Ideal Uses for Water Resistance
The water-repelling nature of PVC board makes it a preferred option for many environments where moisture is a constant consideration. Outside the home, it is frequently used for exterior trim components like fascia, soffits, and rake boards, where it stands up against rain, snowmelt, and high-humidity air without degradation. Its non-porous surface also makes it suitable for ground-contact applications, such as deck skirting and elements surrounding pool areas where constant splashing occurs.
Interior areas prone to high humidity also benefit significantly from the material’s properties, providing a durable, long-term solution. Examples include wall paneling in bathrooms and laundry rooms, as well as finishing walls and ceilings in below-grade basements where ambient moisture levels are typically elevated. Using PVC in these locations ensures a long-lasting finish that requires minimal maintenance against water damage compared to conventional wood or drywall.
Protecting the Assembly in Wet Environments
While the PVC material itself is waterproof, the success of a construction project relies on the overall integrity of the assembly in wet conditions. A major point of concern is the connection of individual boards, as seams and joints can create pathways that allow water to penetrate the structure located behind the material. For maximum water resistance, joints should be sealed using a method known as solvent welding, which employs specialized PVC cement to chemically fuse two pieces of the material together. This process creates a single, monolithic piece of plastic at the seam, effectively eliminating a potential path for water intrusion.

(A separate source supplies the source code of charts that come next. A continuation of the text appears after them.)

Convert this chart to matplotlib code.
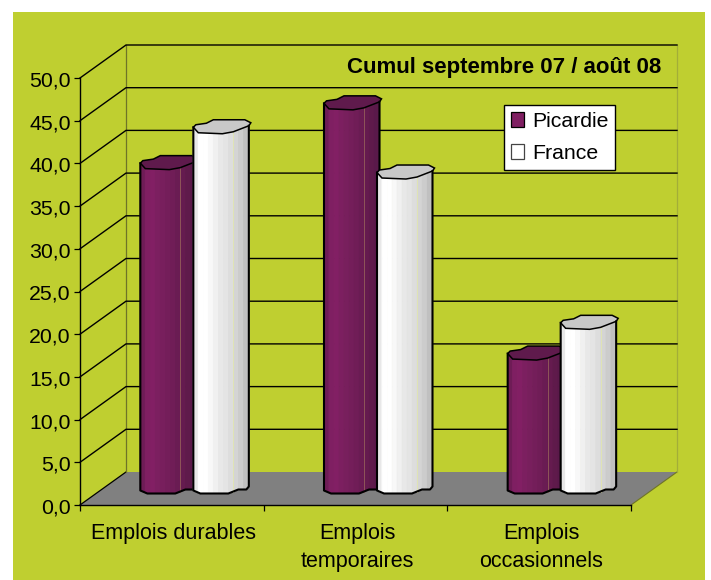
import numpy as np
import matplotlib
matplotlib.use("Agg")
import matplotlib.pyplot as plt
from matplotlib.patches import Rectangle, Polygon, Patch
from matplotlib.transforms import ScaledTranslation

plt.rcParams['font.family'] = ['Liberation Sans', 'DejaVu Sans']

# ---- data ----
categories = ["Emplois durables", "Emplois\ntemporaires", "Emplois\noccasionnels"]
picardie = [38.1, 45.1, 15.8]
france = [42.3, 37.0, 19.4]
series_names = ["Picardie", "France"]
y_ticks = [0, 5, 10, 15, 20, 25, 30, 35, 40, 45, 50]
chart_title = "Cumul septembre 07 / août 08"

W, H = 711, 580
GREEN = '#BFCF30'
OLIVE = '#6F7428'
fig = plt.figure(figsize=(W / 100, H / 100), dpi=100, facecolor='white')
fig.add_artist(Rectangle((13 / W, 0), (705 - 13) / W, (580 - 12) / H,
                         transform=fig.transFigure, facecolor=GREEN, edgecolor='none', zorder=-5))

L, R, B, T = 80, 631, 505, 78
ax = fig.add_axes([L / W, 1 - B / H, (R - L) / W, (B - T) / H])
ax.patch.set_alpha(0)
ax.set_xlim(0, 3)
ax.set_ylim(0, 50)

sx = 3 / (R - L)            # data units per pixel
sy = 50 / (B - T)
dx, dy = 46 * sx, 33 * sy   # depth of the 3-D box

# floor
ax.add_patch(Polygon([(0, 0), (3, 0), (3 + dx, dy), (dx, dy)], closed=True, facecolor='#808080',
                     edgecolor='none', zorder=1, clip_on=False))
ax.plot([3, 3 + dx], [0, dy], color=OLIVE, lw=0.8, zorder=1.1, clip_on=False)
ax.plot([0, dx], [0, dy], color='black', lw=0.9, zorder=1.1, clip_on=False)

# walls
ax.plot([dx, dx], [dy, 50 + dy], color=OLIVE, lw=0.9, zorder=1.1, clip_on=False)
ax.plot([3 + dx, 3 + dx], [dy, 50 + dy], color='#A3AE38', lw=0.9, zorder=1.1, clip_on=False)
for v in y_ticks[1:]:
    ax.plot([0, dx, 3 + dx], [v, v + dy, v + dy], color='black', lw=1.0, zorder=1.2, clip_on=False,
            solid_joinstyle='miter')

# column cross-section, in pixels around the column centre (y down)
top_outline = np.array([(-28, 0), (-25.5, -2.5), (-15, -4), (-8, -7.5), (23.5, -7.5), (29.5, -4.5),
                        (27.5, -1.5), (12, 4.5), (1, 6.5), (-23, 5.5)], float)
front_top = np.array([(-28, 0), (-23, 5.5), (1, 6.5), (12, 4.5), (27.5, -1.5)], float)
front_bottom = np.array([(-28, 0), (-21, 3), (7, 3), (17, -1), (25, -1), (27.5, -4)], float)

purple_strips = ['#6E1C56', '#7F1F62', '#821F64', '#7C1F60', '#781F5D', '#741E5A', '#701D57', '#6A1C53',
                 '#651B4F', '#5F1A4B', '#5A194A']
white_strips = ['#E8E8E8', '#FFFFFF', '#FFFFFF', '#F8F8F8', '#F0F0F0', '#E8E8E8', '#E4E4E4', '#DDDDDD',
                '#D4D4D4', '#CCCCCC', '#C0C0C0']
purple_top = '#5F1A4C'
white_top = '#C8C8C8'


def column(cx_data, value, strips, top_color, z, line_color):
    base_v = dy / 2
    top_v = value + dy / 2
    base_px = 2.0 * sy
    xs = np.linspace(-28, 27.5, len(strips) + 1)
    for i, c in enumerate(strips):
        xx = np.linspace(xs[i], xs[i + 1], 5)
        t = top_v - np.interp(xx, front_top[:, 0], front_top[:, 1]) * sy
        b = base_v - base_px - np.interp(xx, front_bottom[:, 0], front_bottom[:, 1]) * sy
        poly = np.r_[np.c_[cx_data + xx * sx, t], np.c_[cx_data + xx[::-1] * sx, b[::-1]]]
        ax.add_patch(Polygon(poly, closed=True, facecolor=c, edgecolor=c, lw=0.8, zorder=z + 0.001 * i,
                             clip_on=False))
    # faint facet line
    fx = 12.0
    ax.plot([cx_data + fx * sx] * 2,
            [top_v - np.interp(fx, front_top[:, 0], front_top[:, 1]) * sy,
             base_v - base_px - np.interp(fx, front_bottom[:, 0], front_bottom[:, 1]) * sy],
            color=line_color, lw=0.6, zorder=z + 0.05, clip_on=False)
    # top cap
    ax.add_patch(Polygon(np.c_[cx_data + top_outline[:, 0] * sx, top_v - top_outline[:, 1] * sy], closed=True,
                         facecolor=top_color, edgecolor='black', lw=1.1, zorder=z + 0.1, clip_on=False))
    # outline of the body
    bx = front_bottom[:, 0]
    by = base_v - base_px - front_bottom[:, 1] * sy
    ox = np.r_[-28, bx, 27.5]
    oy = np.r_[top_v, by, top_v + 1.5 * sy]
    ax.plot(cx_data + ox * sx, oy, color='black', lw=1.5, zorder=z + 0.1, clip_on=False, solid_joinstyle='round')


depth_shift = dx / 2
half_gap = 26.5 * sx
for i, (p, f) in enumerate(zip(picardie, france)):
    cx = i + 0.5 + depth_shift
    column(cx - half_gap, p, purple_strips, purple_top, 3 + i, '#96605A')
    column(cx + half_gap, f, white_strips, white_top, 3.5 + i, '#E2E6B0')

# axes
for s in ('top', 'right'):
    ax.spines[s].set_visible(False)
for s in ('left', 'bottom'):
    ax.spines[s].set_linewidth(1.0)
    ax.spines[s].set_zorder(2)
ax.set_yticks(y_ticks)
ax.set_yticklabels([f"{v:.1f}".replace('.', ',') for v in y_ticks], fontsize=15.3, color='black')
ax.tick_params(axis='y', length=4.2, width=0.9, pad=2.5)
ax.set_xticks([0, 1, 2, 3])
ax.set_xticklabels([])
ax.tick_params(axis='x', which='major', length=4.5, width=0.9)
ax.set_xticks([0.5, 1.5, 2.5], minor=True)
ax.set_xticklabels(categories, minor=True, fontsize=15.5, linespacing=1.45, va='top')
ax.tick_params(axis='x', which='minor', length=0, pad=13)
for lab in ax.get_xticklabels(minor=True):
    lab.set_transform(lab.get_transform() + ScaledTranslation(2 / 100, 0, fig.dpi_scale_trans))
for lab in ax.get_yticklabels():
    lab.set_transform(lab.get_transform() + ScaledTranslation(0, -1 / 100, fig.dpi_scale_trans))

fig.text(504 / W, 1 - 67 / H, chart_title, fontsize=16, fontweight='bold', ha='center', va='center', color='black')

handles = [Patch(facecolor='#7F1F62', edgecolor='black', lw=0.9, label=series_names[0]),
           Patch(facecolor='white', edgecolor='#444444', lw=0.9, label=series_names[1])]
leg = ax.legend(handles=handles, loc='upper left', bbox_to_anchor=(504 / W, 1 - 105 / H),
                bbox_transform=fig.transFigure, borderaxespad=0, fontsize=15.3, fancybox=False,
                edgecolor='black', framealpha=1, handlelength=0.62, handleheight=0.7, handletextpad=0.36,
                labelspacing=0.6, borderpad=0.33)
leg.get_frame().set_linewidth(1.0)
leg.set_zorder(20)

fig.savefig("out.png", dpi=100, facecolor='white')
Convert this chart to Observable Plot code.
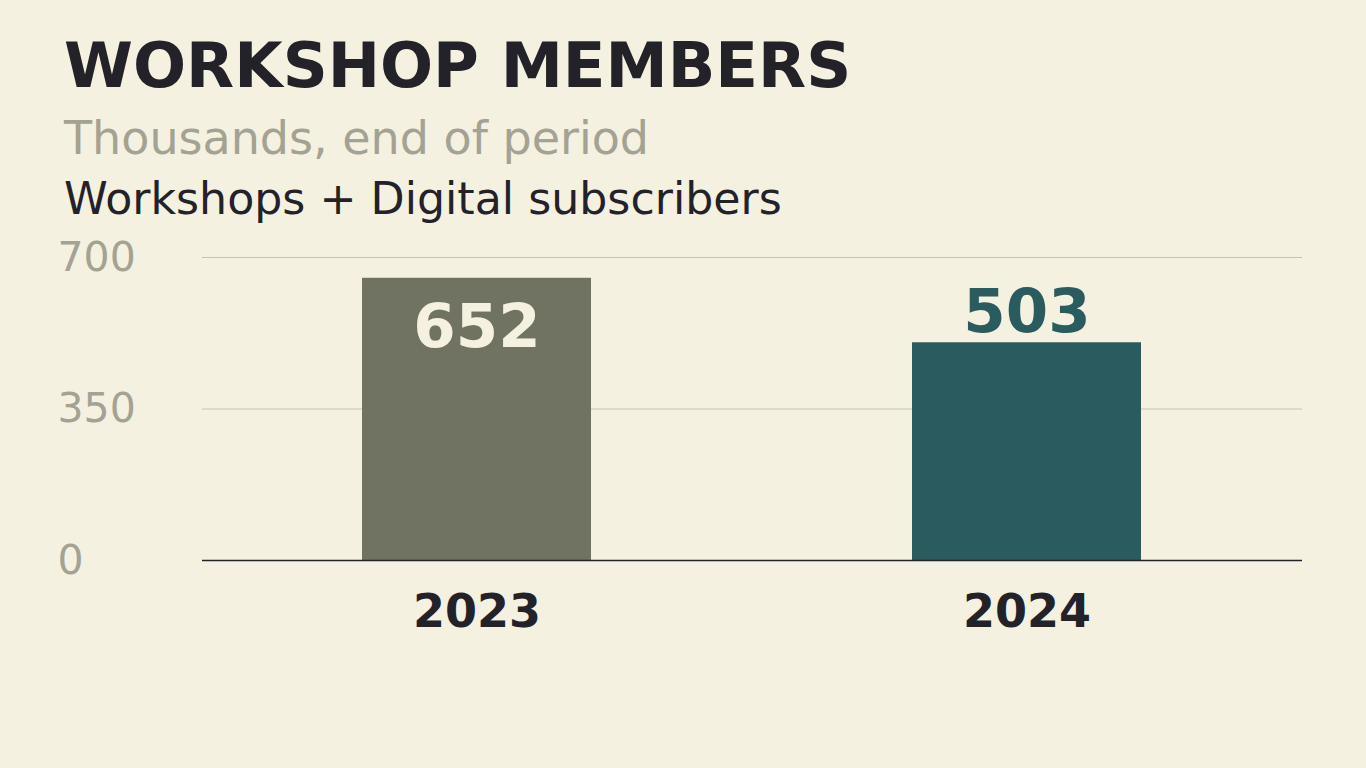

Another practical consideration involves the fasteners used to secure the board, as every screw or nail creates a penetration point in the material’s surface. Non-corrosive fasteners, such as those made from stainless steel, are necessary to prevent rust and subsequent staining or deterioration around the point of penetration. Applying a small amount of exterior-grade sealant over the head of each fastener further helps to maintain the board’s water resistance. In exterior applications, the use of proper flashing and careful attention to all cut edges is also required, ensuring that water is directed away from the underlying structure rather than being trapped against it.